- _Exercise_
Extract all lines from the data beneath that include the word "this".
╭─ The records
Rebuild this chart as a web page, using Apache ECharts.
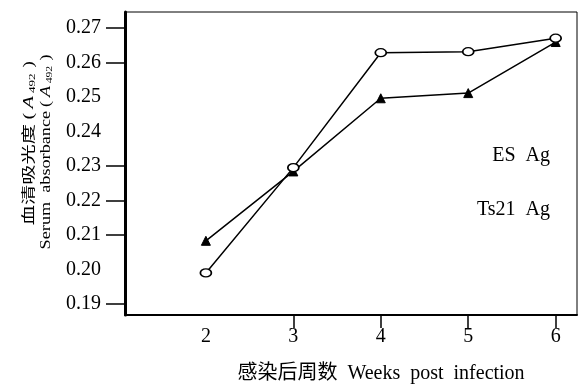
<!DOCTYPE html>
<html>
<head>
<meta charset="utf-8">
<script src="https://cdn.jsdelivr.net/npm/echarts@6/dist/echarts.min.js"></script>
<style>html,body{margin:0;padding:0;background:#fff}#c{width:578px;height:385px}</style>
</head>
<body>
<div id="c"></div>
<script>
const weeks = [2, 3, 4, 5, 6];
const esAg = [0.199, 0.2295, 0.2628, 0.2631, 0.267];
const ts21Ag = [0.2083, 0.2284, 0.2496, 0.2511, 0.2659];
const yTickLabels = [0.19, 0.20, 0.21, 0.22, 0.23, 0.24, 0.25, 0.26, 0.27];
const yTickMarks = [0.19, 0.21, 0.22, 0.23, 0.26, 0.27];
const xTickLabels = [2, 3, 4, 5, 6];
const xTickMarks = [3, 4, 5, 6];
const seriesNames = ['ES  Ag', 'Ts21  Ag'];

const serif = '"Liberation Serif", "Noto Sans CJK SC", serif';
const richName = {
  n: { fontFamily: serif, fontSize: 14 },
  p: { fontFamily: serif, fontSize: 14, padding: [0, 3, 0, 3] },
  i: { fontFamily: serif, fontSize: 14, fontStyle: 'italic', padding: [0, 1, 0, 0] },
  s: { fontFamily: serif, fontSize: 9, padding: [8, 1, 0, 1] }
};
const chart = echarts.init(document.getElementById('c'));
chart.setOption({
  animation: false,
  backgroundColor: '#fff',
  grid: { left: 125, right: 1, top: 12, bottom: 70, show: true, borderColor: '#000', borderWidth: 1 },
  xAxis: {
    type: 'value', min: 1.075, max: 6.244,
    axisLine: { lineStyle: { color: '#000', width: 2 } },
    splitLine: { show: false },
    axisTick: { customValues: xTickMarks, length: 13, lineStyle: { color: '#000', width: 1.5 } },
    axisLabel: { customValues: xTickLabels, color: '#000', fontFamily: serif, fontSize: 20, margin: 12 }
  },
  yAxis: {
    type: 'value', min: 0.1868, max: 0.2746,
    axisLine: { show: true, lineStyle: { color: '#000', width: 3 } },
    splitLine: { show: false },
    axisTick: { show: true, customValues: yTickMarks, length: 19, lineStyle: { color: '#000', width: 1.5 } },
    axisLabel: { customValues: yTickLabels, color: '#000', fontFamily: serif, fontSize: 20, margin: 24,
      formatter: v => v.toFixed(2) }
  },
  series: [
    {
      name: seriesNames[0], type: 'line',
      data: weeks.map((w, i) => [w, esAg[i]]),
      symbol: 'circle', symbolSize: [11, 8], showAllSymbol: true,
      lineStyle: { color: '#000', width: 1.5 },
      itemStyle: { color: '#fff', borderColor: '#000', borderWidth: 1.5 },
      z: 3
    },
    {
      name: seriesNames[1], type: 'line',
      data: weeks.map((w, i) => [w, ts21Ag[i]]),
      symbol: 'triangle', symbolSize: 9, showAllSymbol: true,
      lineStyle: { color: '#000', width: 1.5 },
      itemStyle: { color: '#000', borderColor: '#000', borderWidth: 1 },
      z: 2
    }
  ],
  graphic: [
    { type: 'text', x: 550, y: 156, style: { text: seriesNames[0], font: '20px ' + serif, fill: '#000', textAlign: 'right', textVerticalAlign: 'middle' } },
    { type: 'text', x: 550, y: 210, style: { text: seriesNames[1], font: '20px ' + serif, fill: '#000', textAlign: 'right', textVerticalAlign: 'middle' } },
    { type: 'text', x: 381, y: 374, style: { text: '感染后周数  Weeks  post  infection', font: '20px ' + serif, fill: '#000', textAlign: 'center', textVerticalAlign: 'middle' } },
    { type: 'text', x: 29, y: 141, rotation: Math.PI / 2, scaleX: 1.45,
      style: { text: '{n|血清吸光度}{p|(}{i|A}{s|492}{p|)}', fill: '#000', textAlign: 'center', textVerticalAlign: 'middle', rich: richName } },
    { type: 'text', x: 46, y: 150, rotation: Math.PI / 2, scaleX: 1.3,
      style: { text: '{n|Serum  absorbance}{p|(}{i|A}{s|492}{p|)}', fill: '#000', textAlign: 'center', textVerticalAlign: 'middle', rich: richName } }
  ]
});
</script>
</body>
</html>
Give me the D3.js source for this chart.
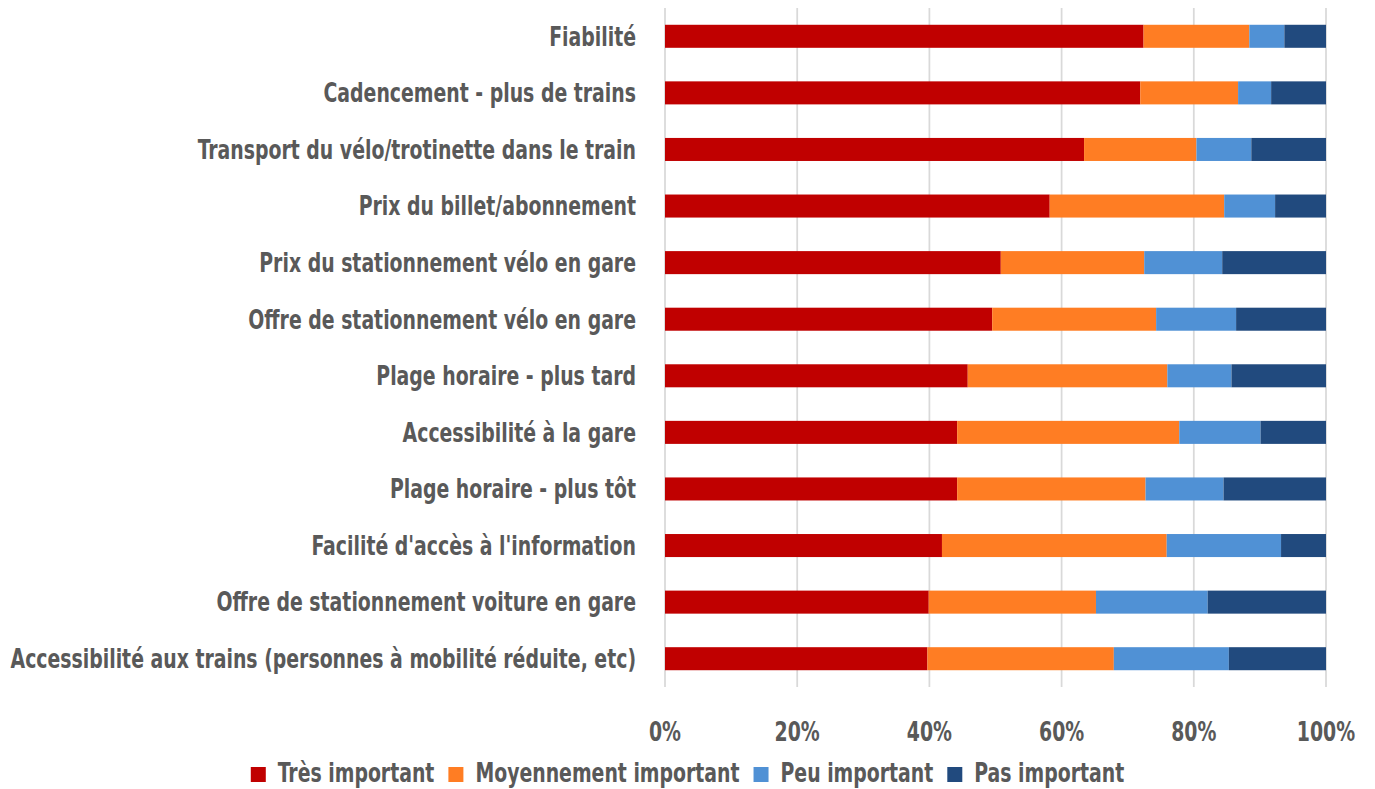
<!DOCTYPE html>
<html>
<head>
<meta charset="utf-8">
<script src="https://cdn.jsdelivr.net/npm/d3@7"></script>
<style>
  body { margin: 0; background: #fff; }
  text { font-family: "Liberation Sans Narrow", "DejaVu Sans Condensed", "Liberation Sans", sans-serif; font-weight: bold; fill: #595959; }
</style>
</head>
<body>
<div class="chart"></div>
<script>
// categories, top to bottom
const categories = [
    'Fiabilité',
    'Cadencement - plus de trains',
    'Transport du vélo/trotinette dans le train',
    'Prix du billet/abonnement',
    'Prix du stationnement vélo en gare',
    'Offre de stationnement vélo en gare',
    'Plage horaire - plus tard',
    'Accessibilité à la gare',
    'Plage horaire - plus tôt',
    "Facilité d'accès à l'information",
    'Offre de stationnement voiture en gare',
    'Accessibilité aux trains (personnes à mobilité réduite, etc)'
];
const series = ['Très important', 'Moyennement important', 'Peu important', 'Pas important'];
const colors = ['#C00000', '#FF7D23', '#5091D5', '#214A7E'];

// shares in %
const tresImportant = [72.4, 71.9, 63.4, 58.2, 50.8, 49.5, 45.8, 44.2, 44.2, 41.9, 39.9, 39.7];
const moyennement   = [16.0, 14.8, 17.0, 26.4, 21.7, 24.8, 30.2, 33.6, 28.5, 34.0, 25.3, 28.2];
const peuImportant  = [ 5.3,  5.0,  8.3,  7.7, 11.8, 12.1,  9.7, 12.3, 11.8, 17.3, 16.9, 17.4];
const pasImportant  = [ 6.3,  8.3, 11.3,  7.7, 15.7, 13.6, 14.3,  9.9, 15.5,  6.8, 17.9, 14.7];
const ticks = [0, 20, 40, 60, 80, 100];

const width = 1375, height = 789;
const margin = ({top: 8, bottom: 102, left: 665, right: 49});

const table = categories.map((c, i) => ({
    cat: c,
    'Très important': tresImportant[i],
    'Moyennement important': moyennement[i],
    'Peu important': peuImportant[i],
    'Pas important': pasImportant[i]
}));
const stacked = d3.stack().keys(series).offset(d3.stackOffsetExpand)(table);

let svg = d3.select('.chart')
    .append('svg')
    .attr('width', width)
    .attr('height', height);

const xScale = d3.scaleLinear()
    .domain([0, 1])
    .range([margin.left, width - margin.right]);
const yScale = d3.scaleBand()
    .domain(categories)
    .range([margin.top, height - margin.bottom])
    .paddingInner(0.593)
    .paddingOuter(0.2965);
const cScale = d3.scaleOrdinal().domain(series).range(colors);

// the original font is a narrow one: squeeze text horizontally around its anchor
function squeeze(sel, k) {
    sel.each(function() {
        const x = +this.getAttribute('x');
        this.setAttribute('transform', `translate(${x},0) scale(${k},1) translate(${-x},0)`);
    });
}

// gridlines
svg.append('g')
    .selectAll('line')
    .data(ticks)
    .enter()
    .append('line')
    .attr('x1', d => xScale(d / 100))
    .attr('x2', d => xScale(d / 100))
    .attr('y1', margin.top)
    .attr('y2', height - margin.bottom)
    .attr('stroke', '#D9D9D9')
    .attr('stroke-width', 1.75);

// bars
svg.append('g')
    .selectAll('g')
    .data(stacked)
    .enter()
    .append('g')
    .attr('fill', d => cScale(d.key))
    .selectAll('rect')
    .data(d => d)
    .enter()
    .append('rect')
    .attr('x', d => xScale(d[0]))
    .attr('width', d => xScale(d[1]) - xScale(d[0]))
    .attr('y', d => yScale(d.data.cat))
    .attr('height', yScale.bandwidth());

// category labels
let labels = svg.append('g')
    .selectAll('text')
    .data(categories)
    .enter()
    .append('text')
    .text(d => d)
    .attr('x', margin.left - 29)
    .attr('y', d => yScale(d) + yScale.bandwidth() / 2)
    .attr('dy', '0.36em')
    .attr('text-anchor', 'end')
    .attr('font-size', 26);

// longest label spans 626px in the reference
const longest = d3.max(labels.nodes(), n => n.getComputedTextLength());
const k = 626 / longest;
squeeze(labels, k);

// tick labels
let tickLabels = svg.append('g')
    .selectAll('text')
    .data(ticks)
    .enter()
    .append('text')
    .text(d => d + '%')
    .attr('x', d => xScale(d / 100))
    .attr('y', 732)
    .attr('dy', '0.36em')
    .attr('text-anchor', 'middle')
    .attr('font-size', 26);
squeeze(tickLabels, k);

// legend, centred on the page
let legend = svg.append('g');
let items = legend.selectAll('g')
    .data(series)
    .enter()
    .append('g');
items.append('rect')
    .attr('width', 15)
    .attr('height', 15)
    .attr('y', 767)
    .attr('fill', d => cScale(d));
let legendText = items.append('text')
    .text(d => d)
    .attr('x', 27)
    .attr('y', 782)
    .attr('font-size', 26);
squeeze(legendText, k);

let xpos = 0;
items.each(function() {
    const w = d3.select(this).select('text').node().getComputedTextLength() * k;
    d3.select(this).attr('transform', `translate(${xpos},0)`);
    xpos += 27 + w + 14;
});
const legendWidth = xpos - 14;
legend.attr('transform', `translate(${width / 2 - legendWidth / 2},0)`);
</script>
</body>
</html>
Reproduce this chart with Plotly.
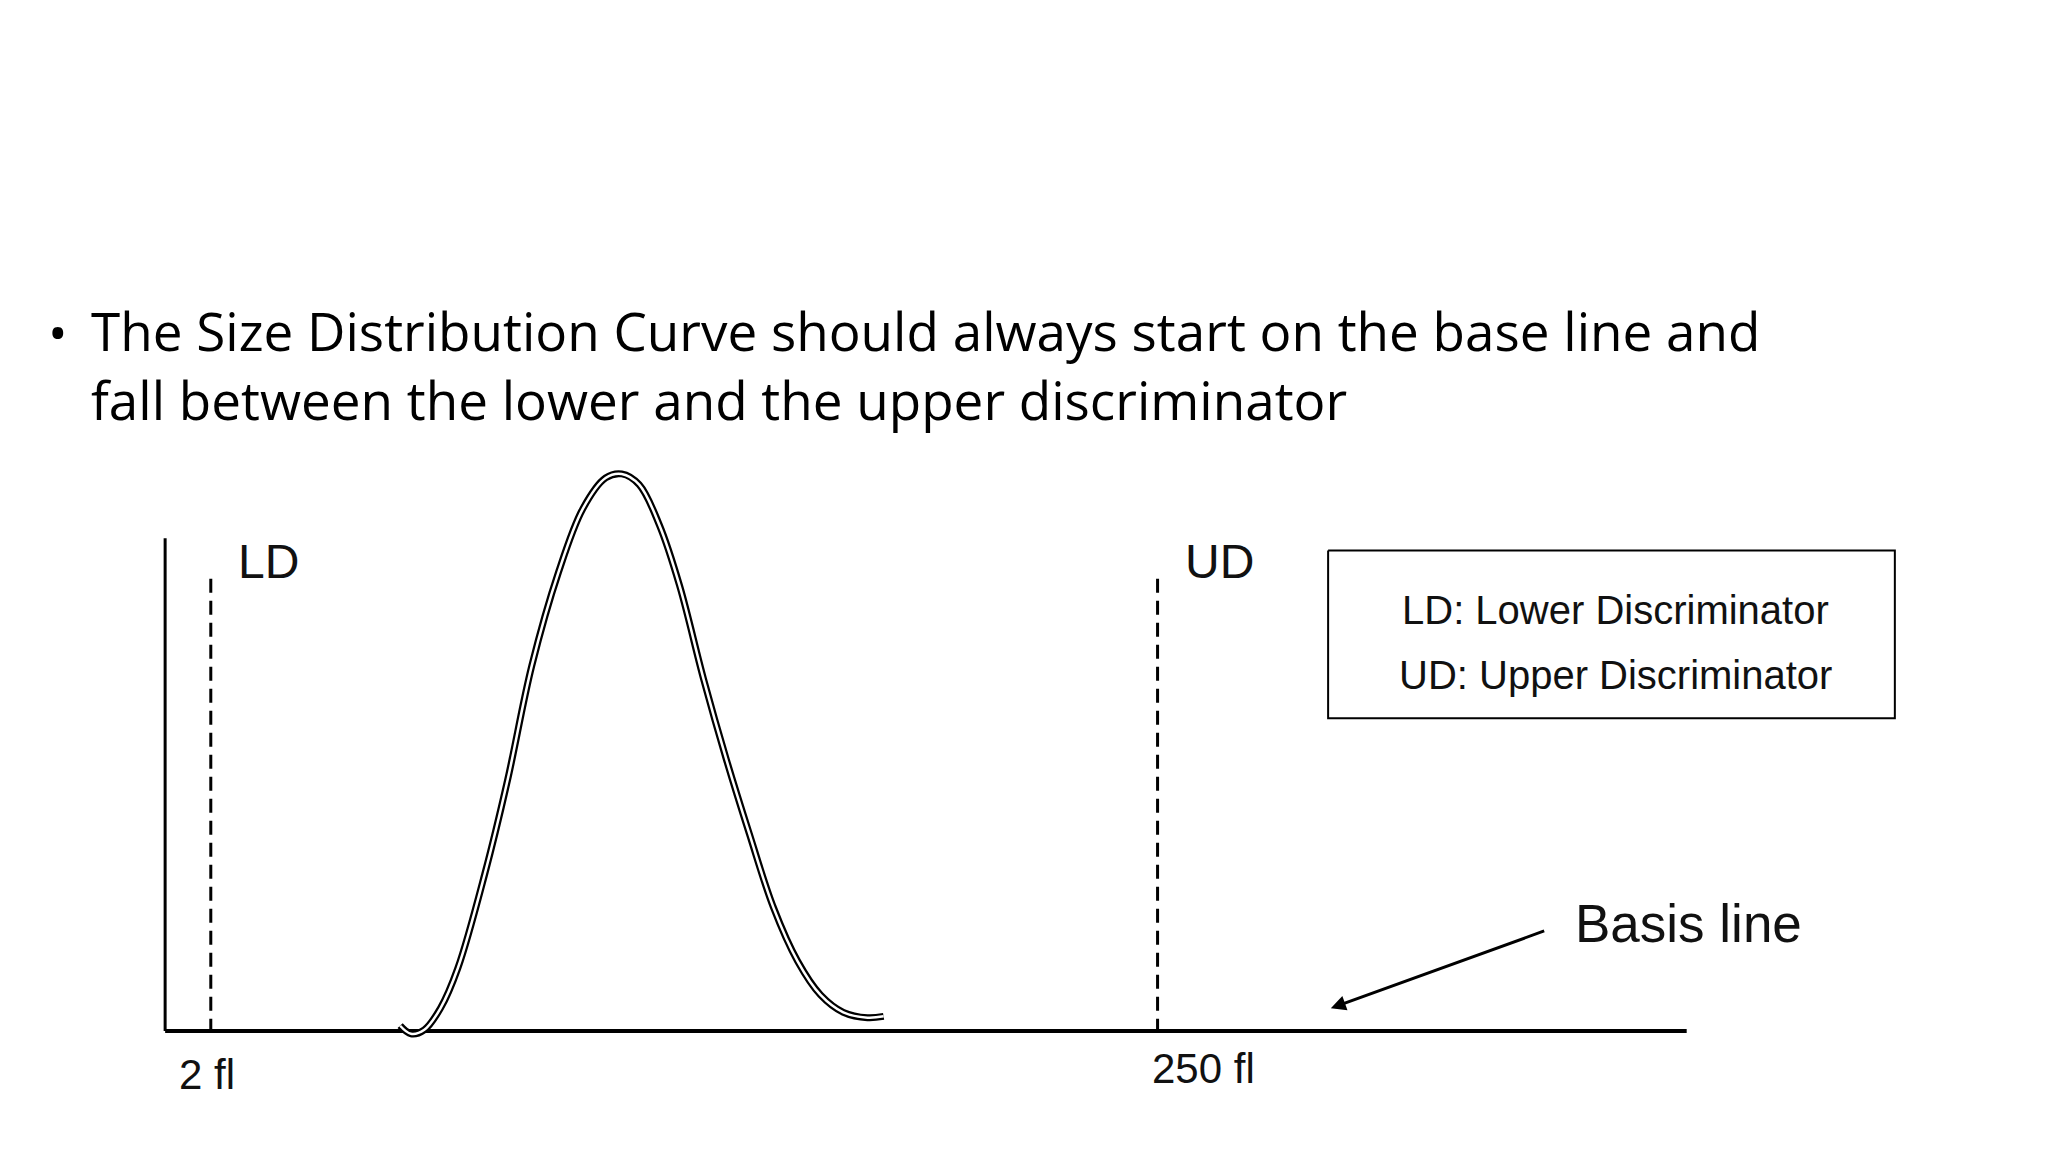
import plotly.graph_objects as go

# Data (in slide units)
curve_x = [292, 300, 310, 322, 335, 355, 372, 390, 410, 428, 445, 457, 470, 485, 500, 518, 535, 552, 570, 588, 605, 622, 640, 652]
curve_y = [758, 764, 761, 745, 715, 645, 575, 490, 420, 373, 350, 347, 355, 385, 430, 500, 560, 615, 670, 710, 735, 748, 752, 751]
base_x = [117, 1250]
base_y = [762, 762]
yaxis_x = [117, 117]
yaxis_y = [395, 762]
ld_x = [151, 151]
ud_x = [856, 856]
disc_y = [425, 762]
box_x = [983, 1405, 1405, 983, 983]
box_y = [404, 404, 529, 529, 404]

W, H = 2048, 1152

fig = go.Figure()

# Axes-like lines
fig.add_trace(go.Scatter(x=base_x, y=base_y, mode="lines", line=dict(color="black", width=4)))
fig.add_trace(go.Scatter(x=yaxis_x, y=yaxis_y, mode="lines", line=dict(color="black", width=3)))
fig.add_trace(go.Scatter(x=ld_x, y=disc_y, mode="lines", line=dict(color="black", width=3, dash="14px,8px")))
fig.add_trace(go.Scatter(x=ud_x, y=disc_y, mode="lines", line=dict(color="black", width=3, dash="14px,8px")))
fig.add_trace(go.Scatter(x=box_x, y=box_y, mode="lines", line=dict(color="black", width=2)))

# Double-line curve: thick black under thin white
fig.add_trace(go.Scatter(x=curve_x, y=curve_y, mode="lines", line=dict(color="black", width=7, shape="spline")))
fig.add_trace(go.Scatter(x=curve_x, y=curve_y, mode="lines", line=dict(color="white", width=2.5, shape="spline")))

txt_font = dict(family="Liberation Sans, Arial", color="#111")
labels = [
    (170, 412, "LD", 48, "left"),
    (875, 412, "UD", 48, "left"),
    (126, 794, "2 fl", 42, "left"),
    (850, 790, "250 fl", 42, "left"),
    (1197, 448, "LD: Lower Discriminator", 40, "center"),
    (1197, 497, "UD: Upper Discriminator", 40, "center"),
    (1165, 682, "Basis line", 53, "left"),
]
for x, y, t, size, anchor in labels:
    fig.add_annotation(x=x, y=y, text=t, showarrow=False, xanchor=anchor, yanchor="middle",
                       font=dict(size=size, **txt_font))

fig.add_annotation(x=985, y=745, ax=1145, ay=687, axref="x", ayref="y", text="",
                   showarrow=True, arrowhead=2, arrowsize=1, arrowwidth=3, arrowcolor="black")

fig.add_annotation(x=28, y=241, text="•", showarrow=False, xanchor="left", yanchor="middle",
                   font=dict(family="Open Sans", size=52, color="black"))
fig.add_annotation(x=60, y=266, text="The Size Distribution Curve should always start on the base line and<br>fall between the lower and the upper discriminator",
                   showarrow=False, xanchor="left", yanchor="middle", align="left",
                   font=dict(family="Open Sans", size=53, color="black"))

fig.update_layout(
    width=W, height=H, showlegend=False,
    margin=dict(l=0, r=0, t=0, b=0),
    plot_bgcolor="white", paper_bgcolor="white",
    xaxis=dict(range=[0, 1525], visible=False, fixedrange=True),
    yaxis=dict(range=[858, 0], visible=False, fixedrange=True),
)

fig.write_html("out.html")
╰─
- _Full output_
Rebuild this chart as a web page, using Apache ECharts.
Give me the D3.js source for this chart.
        const x = +this.getAttribute('x');
        this.setAttribute('transform', `translate(${x},0) scale(${k},1) translate(${-x},0)`);
    const w = d3.select(this).select('text').node().getComputedTextLength() * k;
    d3.select(this).attr('transform', `translate(${xpos},0)`);
Reproduce this chart with Plotly.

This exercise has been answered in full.